Fortunoff locations are in New York, New Jersey, Pennsylvania and Connecticut; including four full-line stores in Westbury and White Plains, N.Y., Wayne and Woodbridge, N.J. and a jewelry store on 57th Street in New York City. Neither Fortunoff nor NRDC returned calls seeking comment.

Despite its troubles the 86-year-old chain is exceptional, according to George Whalin, president of Retail Management Consultants, a Carlsbad, Calif.-based consulting firm. But, he says, Fortunoff has been suffering from a lack of strong leadership since the death of its previous CEO, in 2000, Alan Fortunoff. "Fortunoff has wonderful cache with New Yorkers and I think it's a great acquisition."
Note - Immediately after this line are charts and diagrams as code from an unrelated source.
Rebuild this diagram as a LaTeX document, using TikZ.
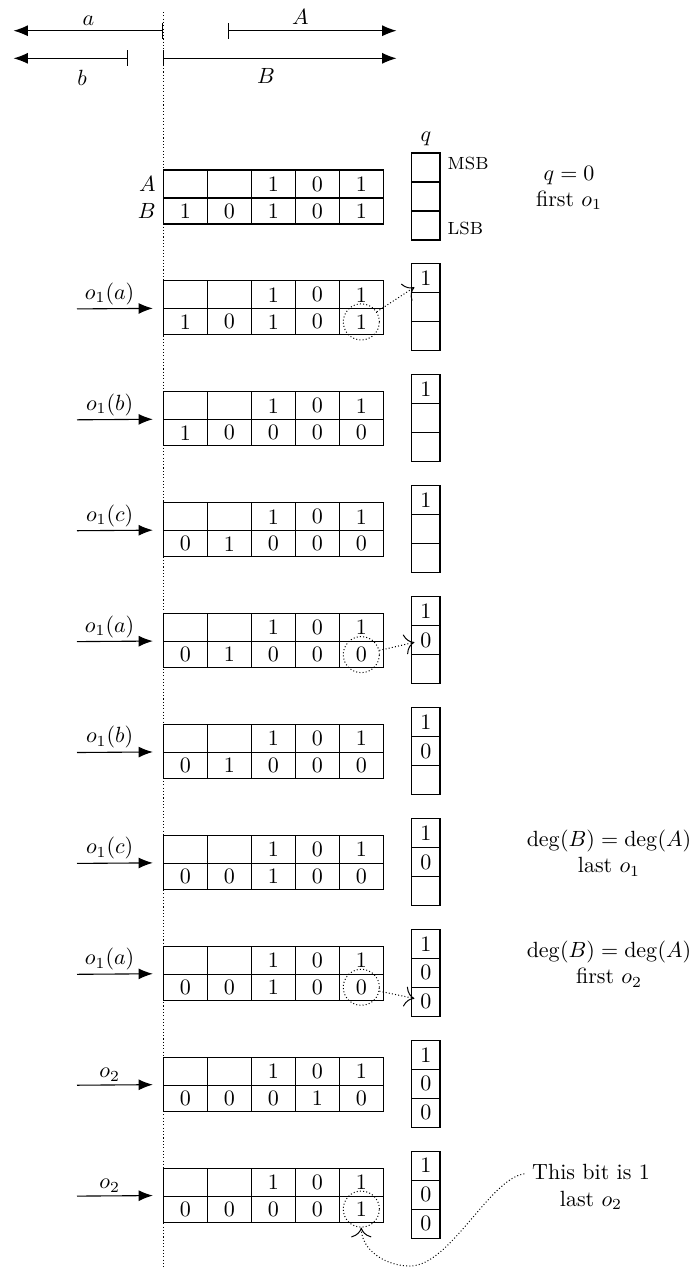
\documentclass[tikz,border=0pt]{standalone}
\usetikzlibrary{arrows.meta,calc}
\begin{document}
\begin{tikzpicture}[x=0.4545pt, y=-0.4545pt, line width=0.5pt,
  cellA/.style={draw, minimum width=20pt, minimum height=12.7pt, inner sep=0pt},
  cellB/.style={draw, minimum width=20pt, minimum height=11.8pt, inner sep=0pt},
  qcell/.style={draw, minimum width=12.9pt, minimum height=13.2pt, inner sep=0pt},
  inarrow/.style={-{Latex[length=6.5pt,width=5pt]}},
  dimarrow/.style={{Bar[width=7.3pt]}-{Latex[length=6.5pt,width=5pt]}},
  bitcirc/.style={circle, draw, densely dotted, line width=0.45pt, minimum size=16.4pt, inner sep=0pt},
  link/.style={densely dotted, line width=0.45pt, -{To[scale=1.7]}},
  note/.style={align=center}
]
\useasboundingbox (0,0) rectangle (696,1270);

% vertical dotted separator
\coordinate (vt) at (163.3,12);
\coordinate (vb) at (163.3,1268);
\draw[densely dotted] (vt) -- (vb);

% top dimension arrows
\coordinate (aR) at (163.3,30.7);
\coordinate (aL) at (13.5,30.7);
\coordinate (AL) at (228,30.7);
\coordinate (AR) at (396.5,30.7);
\coordinate (bR) at (128,58.3);
\coordinate (bL) at (13.5,58.3);
\coordinate (BL) at (163.3,58.3);
\coordinate (BR) at (396.5,58.3);
\draw[dimarrow] (aR) -- (aL) node[pos=0.5, above, inner sep=2.2pt] {$a$};
\draw[dimarrow] (AL) -- (AR) node[pos=0.43, above, inner sep=2.5pt] {$A$};
\draw[dimarrow] (bR) -- (bL) node[pos=0.4, below, inner sep=5pt] {$b$};
\draw[dimarrow] (BL) -- (BR) node[pos=0.44, below, inner sep=4.5pt] {$B$};

% blocks
\foreach \k/\lab/\b/\q in {
  0/{}/{1,0,1,0,1}/{n,n,n},
  1/{o_1(a)}/{1,0,1,0,1}/{1,n,n},
  2/{o_1(b)}/{1,0,0,0,0}/{1,n,n},
  3/{o_1(c)}/{0,1,0,0,0}/{1,n,n},
  4/{o_1(a)}/{0,1,0,0,0}/{1,0,n},
  5/{o_1(b)}/{0,1,0,0,0}/{1,0,n},
  6/{o_1(c)}/{0,0,1,0,0}/{1,0,n},
  7/{o_1(a)}/{0,0,1,0,0}/{1,0,0},
  8/{o_2}/{0,0,0,1,0}/{1,0,0},
  9/{o_2}/{0,0,0,0,1}/{1,0,0}}{
  \pgfmathsetmacro\T{170+110.9*\k}
  \foreach \d [count=\i] in {n,n,1,0,1}{
    \node[cellA] (a\k-\i) at (141.3+44*\i, \T+14) {\if n\d\else\d\fi};
  }
  \foreach \d [count=\i] in \b {
    \node[cellB] (b\k-\i) at (141.3+44*\i, \T+41) {\d};
  }
  \foreach \d [count=\i] in \q {
    \node[qcell] (q\k-\i) at (425.85, \T-31.5+29*\i) {\if n\d\else\d\fi};
  }
  \ifnum\k>0
    \coordinate (in\k) at (77, \T+28);
    \draw[inarrow] (in\k) -- ([xshift=-4.5pt]b\k-1.north west)
      node[pos=0.43, above, inner sep=1.5pt] {$\lab$};
  \fi
}

% labels of first block
\node[anchor=east, inner sep=3pt] (lA) at (a0-1.west) {$A$};
\node[anchor=east, inner sep=3pt] (lB) at (b0-1.west) {$B$};
\node[anchor=south, inner sep=3pt] (lq) at (q0-1.north) {$q$};
\node[anchor=west, inner sep=3pt, font=\footnotesize] (msb) at ([yshift=1.7pt]q0-1.east) {MSB};
\node[anchor=west, inner sep=3pt, font=\footnotesize] (lsb) at ([yshift=-1.5pt]q0-3.east) {LSB};

% circled bits
\foreach \k in {1,4,7,9}{
  \node[bitcirc] (c\k) at (b\k-5) {};
}
\draw[link] (c1) -- ([xshift=1.5pt,yshift=-4pt]q1-1.west);
\draw[link] (c4) -- ([xshift=1.5pt,yshift=-1pt]q4-2.west);
\draw[link] (c7) -- ([xshift=1.5pt,yshift=1.5pt]q7-3.west);

% notes
\node[note] (t0) at (569,188) {$q=0$\\ first $o_1$};
\node[note] (t6) at (609,853) {$\deg(B)=\deg(A)$\\ last $o_1$};
\node[note] (t7) at (609,964) {$\deg(B)=\deg(A)$\\ first $o_2$};
\node[note] (t9) at (591,1187) {This bit is 1\\ last $o_2$};

\coordinate (bend) at (410,1266);
\draw[link] ([yshift=6pt]t9.west) .. controls +(-35,5) and +(40,0) .. (bend)
  .. controls +(-25,0) and +(0,22) .. (c9.south);
\end{tikzpicture}
\end{document}
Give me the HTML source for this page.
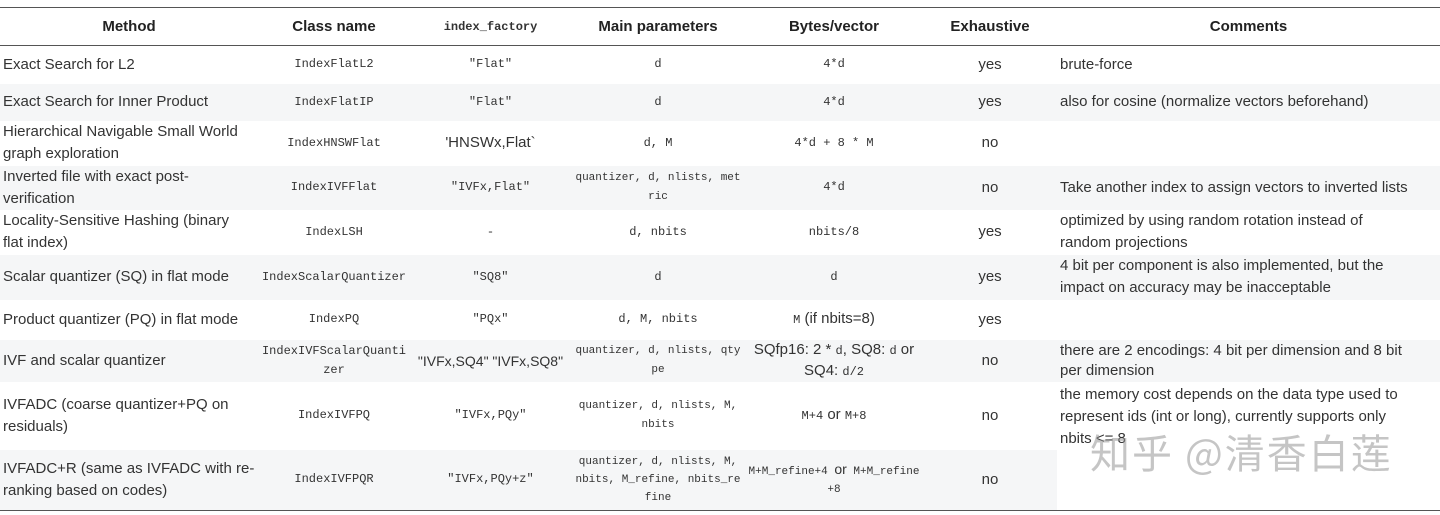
<!DOCTYPE html>
<html><head><meta charset="utf-8"><style>
html,body{margin:0;padding:0;background:#fff;width:1440px;height:515px;overflow:hidden;position:relative}
table{position:absolute;left:0;top:7px;border-collapse:collapse;table-layout:fixed;width:1440px;font-family:"Liberation Sans",sans-serif;font-size:15px;color:#333;border-top:1.5px solid #555;border-bottom:1.5px solid #555}
td,th{padding:0 3px;line-height:22px;overflow:hidden;vertical-align:middle}
th{font-weight:bold;font-size:15px;text-align:center;border-bottom:1.5px solid #555;height:37px;color:#222}
td{text-align:center}
td.l{text-align:left}
td.c{padding-right:14px}
tr.s td{background:#f5f6f7}
code,.m{font-family:"Liberation Mono",monospace;font-size:12px;color:#333}
td.m{word-break:break-all;line-height:19px;padding:0 2px}
td.mm{font-size:11px;line-height:19px}
th code{font-size:12px;font-weight:bold}
.wm{position:absolute;left:1090px;top:422px;font-family:"Noto Sans CJK SC",sans-serif;font-size:40px;color:rgba(150,150,150,0.55);letter-spacing:2px;white-space:nowrap}
</style></head><body>
<table>
<colgroup><col style="width:258px"><col style="width:152px"><col style="width:161px"><col style="width:174px"><col style="width:178px"><col style="width:134px"><col style="width:383px"></colgroup>
<tr><th>Method</th><th>Class name</th><th><code>index_factory</code></th><th>Main parameters</th><th>Bytes/vector</th><th>Exhaustive</th><th>Comments</th></tr>
<tr style="height:38px"><td class="l">Exact Search for L2</td><td class="m">IndexFlatL2</td><td class="m">"Flat"</td><td class="m">d</td><td class="m">4*d</td><td>yes</td><td class="l c">brute-force</td></tr>
<tr class="s" style="height:37px"><td class="l">Exact Search for Inner Product</td><td class="m">IndexFlatIP</td><td class="m">"Flat"</td><td class="m">d</td><td class="m">4*d</td><td>yes</td><td class="l c">also for cosine (normalize vectors beforehand)</td></tr>
<tr style="height:45px"><td class="l">Hierarchical Navigable Small World graph exploration</td><td class="m">IndexHNSWFlat</td><td>'HNSWx,Flat`</td><td class="m">d, M</td><td class="m">4*d + 8 * M</td><td>no</td><td class="l c"></td></tr>
<tr class="s" style="height:44px"><td class="l">Inverted file with exact post-verification</td><td class="m">IndexIVFFlat</td><td class="m">"IVFx,Flat"</td><td class="m mm">quantizer, d, nlists, metric</td><td class="m">4*d</td><td>no</td><td class="l c">Take another index to assign vectors to inverted lists</td></tr>
<tr style="height:45px"><td class="l" style="padding-right:12px">Locality-Sensitive Hashing (binary flat index)</td><td class="m">IndexLSH</td><td class="m">-</td><td class="m">d, nbits</td><td class="m">nbits/8</td><td>yes</td><td class="l c" style="padding-right:30px">optimized by using random rotation instead of random projections</td></tr>
<tr class="s" style="height:45px"><td class="l">Scalar quantizer (SQ) in flat mode</td><td class="m">IndexScalarQuantizer</td><td class="m">"SQ8"</td><td class="m">d</td><td class="m">d</td><td>yes</td><td class="l c" style="padding-right:20px">4 bit per component is also implemented, but the impact on accuracy may be inacceptable</td></tr>
<tr style="height:40px"><td class="l">Product quantizer (PQ) in flat mode</td><td class="m">IndexPQ</td><td class="m">"PQx"</td><td class="m">d, M, nbits</td><td><span class="m">M</span> (if nbits=8)</td><td>yes</td><td class="l c"></td></tr>
<tr class="s" style="height:42px"><td class="l">IVF and scalar quantizer</td><td class="m">IndexIVFScalarQuantizer</td><td style="font-size:14px;padding:0;white-space:nowrap">"IVFx,SQ4" "IVFx,SQ8"</td><td class="m mm">quantizer, d, nlists, qtype</td><td style="line-height:20px">SQfp16: 2 * <span class="m">d</span>, SQ8: <span class="m">d</span> or SQ4: <span class="m">d/2</span></td><td>no</td><td class="l c" style="line-height:20px">there are 2 encodings: 4 bit per dimension and 8 bit per dimension</td></tr>
<tr style="height:68px"><td class="l">IVFADC (coarse quantizer+PQ on residuals)</td><td class="m">IndexIVFPQ</td><td class="m">"IVFx,PQy"</td><td class="m mm">quantizer, d, nlists, M, nbits</td><td><span class="m">M+4</span> or <span class="m">M+8</span></td><td>no</td><td class="l c" style="vertical-align:top;padding-top:2px;padding-right:30px">the memory cost depends on the data type used to represent ids (int or long), currently supports only nbits &lt;= 8</td></tr>
<tr class="s" style="height:61px"><td class="l">IVFADC+R (same as IVFADC with re-ranking based on codes)</td><td class="m">IndexIVFPQR</td><td class="m">"IVFx,PQy+z"</td><td class="m mm" style="line-height:18px">quantizer, d, nlists, M, nbits, M_refine, nbits_refine</td><td class="m" style="line-height:18px;font-size:11px">M+M_refine+4 <span style="font-family:'Liberation Sans',sans-serif;font-size:14px">or</span> M+M_refine+8</td><td>no</td><td class="l c" style="background:#fff"></td></tr>
</table>
<div class="wm">知乎 @清香白莲</div>
</body></html>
However, Davidowitz noted, it's not certain the acquisition will be consummated. As of November 2007, Fortunoff had more than $300 million in debt and therefore any potential suitors would have to wait until the bankruptcy court judge determines what to do with the chain's assets, which are valued at $268 million.

He also has concerns about how much NRDC has been able to prove its operating savvy with Lord & Taylor since acquiring the chain in October 2006 for $1.083 billion; in partnership with Apollo Real Estate Advisors. "They are [telling] everybody that they are doing well, but there are no numbers," says Davidowitz. "I have some doubts as to how well they are really doing."

NRDC acquired Linens 'N Things, also in partnership with Apollo, in February 2006 for $1.3 billion. The two firms have yet to pay off the debt they took on to fund the acquisition.